Yasemeen, “I Wontner Now”

William Clarke Wontner | Yasemeen from The Arabian Nights 1919 126x75cmYasemeen from Arabian Nights (1919)

English portrait painter William Clarke Wontner was born in Stockwell, Surrey, on 17 January 1857. Wontner received his earliest art education from his father, William Hoff Wontner, an architect, designer and renderer. Under his father’s tuition, he worked with a family friend, John William Godward, who was a notable painter in the Greco-Roman style. Godward was only five years older than Wontner, so the pair became good friends.

  • In around 1885, Wontner began teaching at the St John’s Wood Art School, after he had moved to Hamilton Garden Square. As an artist steeped in Academic Classicism and Romanticism, he was a minor painter, who became part of the Neo-classical art movement in England. This was led by Alma-Tadema, whose style favoured seductively languorous women against classical or oriental marbled backdrops.

Developing a similar style to Alma-Tadema, Wontner, faithfully rendered fabrics and draped them over Anglo-European models which created an air of Orientalism. Wontner’s paintings were exhibited at the Royal Academy from 1879, and also at the Society of British Artists; and at the Royal Institute of Painters in Watercolours. When the Grosvenor Gallery closed in 1890, Wontner exhibited at the New Gallery.

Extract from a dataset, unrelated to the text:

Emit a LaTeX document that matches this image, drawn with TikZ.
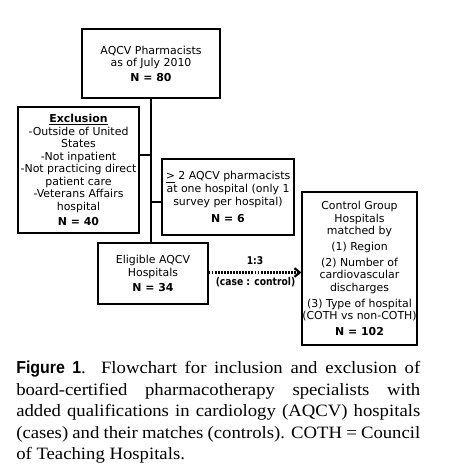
\documentclass[tikz,border=0pt]{standalone}
\usepackage{fontspec}
\setmainfont{DejaVu Sans}
\newfontfamily\capserif[FakeStretch=1.08]{Liberation Serif}
\newfontfamily\capsans[FakeStretch=0.92]{Liberation Sans}
\newfontfamily\lblfont[FakeStretch=0.86]{DejaVu Sans}
\usetikzlibrary{arrows.meta}
\tikzset{
  flowbox/.style={draw, line width=0.8pt, align=center, inner sep=0pt,
    font=\fontsize{8.2}{9.4}\selectfont},
  link/.style={draw, line width=0.8pt},
  ratio/.style={line width=1.6pt, dash pattern=on 1.4pt off 0.9pt,
    -{Straight Barb[length=4pt,width=6.5pt,line width=1.6pt]}},
  ratiolabel/.style={inner sep=0pt, font=\lblfont\bfseries\fontsize{8}{9}\selectfont},
  caption/.style={anchor=north west, inner sep=0pt, text width=303pt, align=justify,
    font=\capserif\fontsize{13}{16.1}\selectfont}
}
\begin{document}
\begin{tikzpicture}[x=0.75pt,y=-0.75pt]
\useasboundingbox (0,0) rectangle (455,470);
\node[flowbox, minimum width=103.5pt, minimum height=51.75pt] (top) at (151,63.5)
  {AQCV Pharmacists\\ as of July 2010\\[1.5pt] \textbf{N = 80}};
\node[flowbox, minimum width=90.75pt, minimum height=94.5pt] (excl) at (78.5,170)
  {\underline{\textbf{Exclusion}}\\ -Outside of United\\ States\\ -Not inpatient\\
   -Not practicing direct\\ patient care\\ -Veterans Affairs\\ hospital\\[2pt] \textbf{N = 40}};
\node[flowbox, minimum width=99pt, minimum height=57pt] (dup) at (228,197)
  {\underline{>} 2 AQCV pharmacists\\ at one hospital (only 1\\ survey per hospital)\\[3.5pt] \textbf{N = 6}};
\node[flowbox, minimum width=82.5pt, minimum height=45.75pt] (elig) at (153,273.5)
  {Eligible AQCV\\ Hospitals\\[2pt] \textbf{N = 34}};
\node[flowbox, minimum width=86.25pt, minimum height=114.75pt] (ctrl) at (359.5,268.5)
  {Control Group\\ Hospitals\\ matched by\\[2.5pt] (1) Region\\[2.5pt] (2) Number of\\
   cardiovascular\\ discharges\\[2.5pt] (3) Type of hospital\\ (COTH vs non-COTH)\\[2.5pt]
   \textbf{N = 102}};
\coordinate (b1) at (151,155);
\coordinate (b2) at (151,202);
\draw[link] (top.south) -- (top.south |- elig.north);
\draw[link] (b1) -- (b1 -| excl.east);
\draw[link] (b2) -- (b2 -| dup.west);
\coordinate (a1) at (208.5,272.5);
\draw[ratio] (a1) -- (a1 -| ctrl.west);
\node[ratiolabel, anchor=base] (r1) at (255,264) {1:3};
\node[ratiolabel, anchor=base] (r2) at (255.5,285.5) {(case : control)};
\node[caption] (cap) at (16,361)
  {{\capsans\bfseries Figure 1}. Flowchart for inclusion and exclusion of\linebreak
   board-certified pharmacotherapy specialists with\linebreak
   added qualifications in cardiology (AQCV) hospitals\linebreak
   (cases) and their matches (controls). COTH = Council\linebreak
   of Teaching Hospitals.};
\end{tikzpicture}
\end{document}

  • On 7 June, 1894, at St. Dominic’s Priory Church, Naverstock Hill, Hampstead, Wontner married Jessie Marguerite Keene (1872–1950), a daughter of Charles Joseph Keene. The couple had no children. They moved to Ripple, Worcestershire, and remained there until Wontner died on 23 September 1930 at the Worcester Infirmary. He was buried at Ripple three days later.